[start Records for the task]

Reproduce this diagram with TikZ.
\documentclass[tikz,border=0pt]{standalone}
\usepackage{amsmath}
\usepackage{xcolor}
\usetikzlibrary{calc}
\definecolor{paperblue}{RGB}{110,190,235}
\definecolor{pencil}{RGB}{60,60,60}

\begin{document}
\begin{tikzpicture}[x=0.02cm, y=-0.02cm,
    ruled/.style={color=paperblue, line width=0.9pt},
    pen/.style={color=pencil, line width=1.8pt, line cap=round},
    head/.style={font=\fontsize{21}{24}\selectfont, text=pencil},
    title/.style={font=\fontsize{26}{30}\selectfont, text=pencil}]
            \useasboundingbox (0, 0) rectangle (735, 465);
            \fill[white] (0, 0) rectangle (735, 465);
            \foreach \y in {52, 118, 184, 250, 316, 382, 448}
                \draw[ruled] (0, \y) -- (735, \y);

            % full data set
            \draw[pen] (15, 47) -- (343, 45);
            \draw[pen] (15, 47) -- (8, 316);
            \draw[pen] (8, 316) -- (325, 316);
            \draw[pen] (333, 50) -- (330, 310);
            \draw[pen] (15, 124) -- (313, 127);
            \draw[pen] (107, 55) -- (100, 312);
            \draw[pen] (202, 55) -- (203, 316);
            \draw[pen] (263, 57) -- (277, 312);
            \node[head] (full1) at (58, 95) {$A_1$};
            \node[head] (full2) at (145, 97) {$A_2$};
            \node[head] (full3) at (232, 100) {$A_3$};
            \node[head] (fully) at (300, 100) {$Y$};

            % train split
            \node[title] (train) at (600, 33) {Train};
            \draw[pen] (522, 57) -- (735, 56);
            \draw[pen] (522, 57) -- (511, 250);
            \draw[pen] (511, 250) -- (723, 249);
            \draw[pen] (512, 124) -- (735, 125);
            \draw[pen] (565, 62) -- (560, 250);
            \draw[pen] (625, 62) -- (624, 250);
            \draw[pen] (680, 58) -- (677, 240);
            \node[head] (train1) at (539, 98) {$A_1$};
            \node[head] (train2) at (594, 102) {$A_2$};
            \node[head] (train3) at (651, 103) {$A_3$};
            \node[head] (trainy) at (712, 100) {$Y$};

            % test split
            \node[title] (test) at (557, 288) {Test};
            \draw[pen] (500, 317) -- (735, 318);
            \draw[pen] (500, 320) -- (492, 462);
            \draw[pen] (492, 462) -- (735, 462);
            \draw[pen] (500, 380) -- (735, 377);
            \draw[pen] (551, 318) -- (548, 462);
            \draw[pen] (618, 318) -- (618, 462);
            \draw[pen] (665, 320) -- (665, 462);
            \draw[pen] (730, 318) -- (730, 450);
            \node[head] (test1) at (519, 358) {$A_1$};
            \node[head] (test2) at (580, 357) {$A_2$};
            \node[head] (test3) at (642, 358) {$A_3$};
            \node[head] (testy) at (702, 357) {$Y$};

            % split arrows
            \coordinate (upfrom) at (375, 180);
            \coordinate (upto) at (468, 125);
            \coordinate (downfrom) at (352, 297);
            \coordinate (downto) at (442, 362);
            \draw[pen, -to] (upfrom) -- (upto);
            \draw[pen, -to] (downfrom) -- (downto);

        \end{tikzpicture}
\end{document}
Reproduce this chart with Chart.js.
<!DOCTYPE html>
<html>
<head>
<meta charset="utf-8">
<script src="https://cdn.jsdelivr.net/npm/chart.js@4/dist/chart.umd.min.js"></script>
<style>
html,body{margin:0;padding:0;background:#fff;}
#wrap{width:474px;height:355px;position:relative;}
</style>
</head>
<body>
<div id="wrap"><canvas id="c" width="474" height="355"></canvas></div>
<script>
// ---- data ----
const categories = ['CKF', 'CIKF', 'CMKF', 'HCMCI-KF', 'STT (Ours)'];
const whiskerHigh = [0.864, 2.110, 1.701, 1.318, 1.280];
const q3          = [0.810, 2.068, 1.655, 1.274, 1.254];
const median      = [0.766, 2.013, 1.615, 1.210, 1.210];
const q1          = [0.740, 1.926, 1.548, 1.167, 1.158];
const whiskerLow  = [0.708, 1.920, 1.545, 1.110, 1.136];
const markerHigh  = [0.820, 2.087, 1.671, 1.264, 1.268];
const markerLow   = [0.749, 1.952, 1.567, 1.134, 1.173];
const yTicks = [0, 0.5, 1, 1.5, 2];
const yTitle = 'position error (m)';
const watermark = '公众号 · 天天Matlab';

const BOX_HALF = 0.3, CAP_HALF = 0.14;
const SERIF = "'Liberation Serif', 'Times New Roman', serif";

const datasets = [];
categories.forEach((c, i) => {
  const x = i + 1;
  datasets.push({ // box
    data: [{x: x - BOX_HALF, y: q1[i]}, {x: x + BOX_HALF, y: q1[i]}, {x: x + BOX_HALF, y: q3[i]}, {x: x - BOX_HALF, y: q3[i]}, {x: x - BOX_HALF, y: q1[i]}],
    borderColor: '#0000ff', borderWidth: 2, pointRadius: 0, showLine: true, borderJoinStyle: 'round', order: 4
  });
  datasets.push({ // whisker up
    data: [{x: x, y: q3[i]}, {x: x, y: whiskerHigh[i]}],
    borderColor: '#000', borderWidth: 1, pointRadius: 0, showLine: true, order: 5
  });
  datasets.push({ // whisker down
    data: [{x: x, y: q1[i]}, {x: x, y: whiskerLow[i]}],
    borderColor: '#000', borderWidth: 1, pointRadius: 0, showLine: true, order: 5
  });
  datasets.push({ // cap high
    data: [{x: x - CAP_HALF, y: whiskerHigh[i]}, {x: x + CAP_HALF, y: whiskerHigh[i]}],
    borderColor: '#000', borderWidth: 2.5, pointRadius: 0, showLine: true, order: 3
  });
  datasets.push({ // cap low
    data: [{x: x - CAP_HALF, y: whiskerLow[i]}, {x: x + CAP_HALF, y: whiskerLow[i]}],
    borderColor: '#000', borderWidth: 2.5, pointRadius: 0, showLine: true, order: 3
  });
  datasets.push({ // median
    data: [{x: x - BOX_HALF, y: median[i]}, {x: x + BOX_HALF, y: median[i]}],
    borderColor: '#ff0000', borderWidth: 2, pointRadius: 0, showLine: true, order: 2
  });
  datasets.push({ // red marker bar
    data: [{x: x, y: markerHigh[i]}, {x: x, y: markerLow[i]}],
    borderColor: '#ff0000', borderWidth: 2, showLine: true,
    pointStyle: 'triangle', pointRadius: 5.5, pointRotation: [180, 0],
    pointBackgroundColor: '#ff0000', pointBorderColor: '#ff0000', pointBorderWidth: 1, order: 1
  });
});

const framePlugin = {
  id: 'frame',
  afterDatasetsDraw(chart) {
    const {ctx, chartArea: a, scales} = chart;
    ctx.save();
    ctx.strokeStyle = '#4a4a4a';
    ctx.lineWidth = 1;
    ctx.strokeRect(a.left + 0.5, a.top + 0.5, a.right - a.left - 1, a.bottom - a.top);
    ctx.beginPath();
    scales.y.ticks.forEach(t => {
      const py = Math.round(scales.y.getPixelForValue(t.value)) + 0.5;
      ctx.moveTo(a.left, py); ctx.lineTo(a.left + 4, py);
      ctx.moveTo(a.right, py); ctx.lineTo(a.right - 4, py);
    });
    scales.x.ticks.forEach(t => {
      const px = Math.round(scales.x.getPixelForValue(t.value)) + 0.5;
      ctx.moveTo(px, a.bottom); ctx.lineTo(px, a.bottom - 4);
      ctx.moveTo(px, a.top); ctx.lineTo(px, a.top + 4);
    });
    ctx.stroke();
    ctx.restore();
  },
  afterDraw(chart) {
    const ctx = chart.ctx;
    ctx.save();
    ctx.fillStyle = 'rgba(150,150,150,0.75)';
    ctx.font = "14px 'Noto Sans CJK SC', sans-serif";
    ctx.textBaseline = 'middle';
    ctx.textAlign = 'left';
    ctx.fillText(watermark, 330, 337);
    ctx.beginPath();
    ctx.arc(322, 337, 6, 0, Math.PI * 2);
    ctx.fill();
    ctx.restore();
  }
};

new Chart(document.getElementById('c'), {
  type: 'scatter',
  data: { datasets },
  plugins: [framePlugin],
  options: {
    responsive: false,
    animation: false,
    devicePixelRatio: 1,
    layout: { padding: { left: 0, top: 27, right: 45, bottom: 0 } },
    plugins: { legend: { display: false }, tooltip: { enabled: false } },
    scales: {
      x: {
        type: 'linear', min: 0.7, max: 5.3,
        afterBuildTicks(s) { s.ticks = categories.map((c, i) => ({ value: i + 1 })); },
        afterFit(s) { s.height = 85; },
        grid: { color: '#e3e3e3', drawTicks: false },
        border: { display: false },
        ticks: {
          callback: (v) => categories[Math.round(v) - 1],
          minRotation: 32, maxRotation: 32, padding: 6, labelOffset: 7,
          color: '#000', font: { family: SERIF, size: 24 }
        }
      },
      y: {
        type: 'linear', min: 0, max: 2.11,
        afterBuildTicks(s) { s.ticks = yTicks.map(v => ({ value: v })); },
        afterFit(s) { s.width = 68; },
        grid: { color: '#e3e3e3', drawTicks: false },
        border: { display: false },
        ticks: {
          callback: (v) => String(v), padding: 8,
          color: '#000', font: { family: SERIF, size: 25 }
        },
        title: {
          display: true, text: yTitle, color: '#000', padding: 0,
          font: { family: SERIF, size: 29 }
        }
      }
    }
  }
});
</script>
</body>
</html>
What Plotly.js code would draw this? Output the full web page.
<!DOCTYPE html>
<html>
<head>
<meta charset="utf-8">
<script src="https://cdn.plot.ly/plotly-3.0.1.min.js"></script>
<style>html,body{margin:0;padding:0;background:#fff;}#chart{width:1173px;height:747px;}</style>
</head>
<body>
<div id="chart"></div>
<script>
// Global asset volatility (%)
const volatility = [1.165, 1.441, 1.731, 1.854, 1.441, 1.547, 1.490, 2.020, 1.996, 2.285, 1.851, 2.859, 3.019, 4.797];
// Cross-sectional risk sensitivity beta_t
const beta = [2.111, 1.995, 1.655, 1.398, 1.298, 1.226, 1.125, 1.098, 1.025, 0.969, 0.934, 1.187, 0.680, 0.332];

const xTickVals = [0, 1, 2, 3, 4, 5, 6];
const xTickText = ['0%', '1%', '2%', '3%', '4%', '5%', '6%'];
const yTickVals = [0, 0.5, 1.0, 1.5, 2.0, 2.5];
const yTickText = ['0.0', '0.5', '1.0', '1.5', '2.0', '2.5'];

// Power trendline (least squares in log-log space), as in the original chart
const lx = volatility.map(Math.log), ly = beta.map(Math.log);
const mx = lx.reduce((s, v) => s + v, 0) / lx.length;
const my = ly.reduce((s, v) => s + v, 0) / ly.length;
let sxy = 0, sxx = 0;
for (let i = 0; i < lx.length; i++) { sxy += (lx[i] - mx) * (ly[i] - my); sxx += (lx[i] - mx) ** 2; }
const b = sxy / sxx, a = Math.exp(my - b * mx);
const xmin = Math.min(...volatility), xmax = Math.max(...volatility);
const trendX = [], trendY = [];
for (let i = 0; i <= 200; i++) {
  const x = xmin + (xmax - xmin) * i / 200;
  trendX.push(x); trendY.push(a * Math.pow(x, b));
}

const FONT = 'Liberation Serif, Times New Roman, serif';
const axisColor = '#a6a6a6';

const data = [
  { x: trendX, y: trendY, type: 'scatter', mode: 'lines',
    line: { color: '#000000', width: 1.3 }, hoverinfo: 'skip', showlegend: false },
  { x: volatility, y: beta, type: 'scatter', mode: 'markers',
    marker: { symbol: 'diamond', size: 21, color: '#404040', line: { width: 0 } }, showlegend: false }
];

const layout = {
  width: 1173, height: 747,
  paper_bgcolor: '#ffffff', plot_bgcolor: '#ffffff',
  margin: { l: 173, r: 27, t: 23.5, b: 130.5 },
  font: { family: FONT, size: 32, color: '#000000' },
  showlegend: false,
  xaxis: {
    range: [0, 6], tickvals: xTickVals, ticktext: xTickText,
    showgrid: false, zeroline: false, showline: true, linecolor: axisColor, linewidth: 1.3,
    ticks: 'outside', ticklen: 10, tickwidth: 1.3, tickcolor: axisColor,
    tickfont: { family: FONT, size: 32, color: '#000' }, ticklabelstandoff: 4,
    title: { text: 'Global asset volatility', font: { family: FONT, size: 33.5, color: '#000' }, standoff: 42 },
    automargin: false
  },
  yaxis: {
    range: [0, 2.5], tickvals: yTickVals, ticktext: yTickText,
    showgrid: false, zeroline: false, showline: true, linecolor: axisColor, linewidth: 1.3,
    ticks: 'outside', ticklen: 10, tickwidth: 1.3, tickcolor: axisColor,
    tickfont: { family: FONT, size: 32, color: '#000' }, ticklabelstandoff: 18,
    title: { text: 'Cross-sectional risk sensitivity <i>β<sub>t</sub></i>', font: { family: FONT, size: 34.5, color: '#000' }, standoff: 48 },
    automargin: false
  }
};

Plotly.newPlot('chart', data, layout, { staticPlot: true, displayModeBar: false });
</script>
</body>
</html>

[end Records for the task]

**Short exercise**
Transcribe the lines beginning at the one that contains "Reproduce this chart with Chart.js." and ending at the one that contains "Serif', 'Times New", with nothing added or left out.

**Solution for this task**
Reproduce this chart with Chart.js.
<!DOCTYPE html>
<html>
<head>
<meta charset="utf-8">
<script src="https://cdn.jsdelivr.net/npm/chart.js@4/dist/chart.umd.min.js"></script>
<style>
html,body{margin:0;padding:0;background:#fff;}
#wrap{width:474px;height:355px;position:relative;}
</style>
</head>
<body>
<div id="wrap"><canvas id="c" width="474" height="355"></canvas></div>
<script>
// ---- data ----
const categories = ['CKF', 'CIKF', 'CMKF', 'HCMCI-KF', 'STT (Ours)'];
const whiskerHigh = [0.864, 2.110, 1.701, 1.318, 1.280];
const q3          = [0.810, 2.068, 1.655, 1.274, 1.254];
const median      = [0.766, 2.013, 1.615, 1.210, 1.210];
const q1          = [0.740, 1.926, 1.548, 1.167, 1.158];
const whiskerLow  = [0.708, 1.920, 1.545, 1.110, 1.136];
const markerHigh  = [0.820, 2.087, 1.671, 1.264, 1.268];
const markerLow   = [0.749, 1.952, 1.567, 1.134, 1.173];
const yTicks = [0, 0.5, 1, 1.5, 2];
const yTitle = 'position error (m)';
const watermark = '公众号 · 天天Matlab';

const BOX_HALF = 0.3, CAP_HALF = 0.14;
const SERIF = "'Liberation Serif', 'Times New Roman', serif";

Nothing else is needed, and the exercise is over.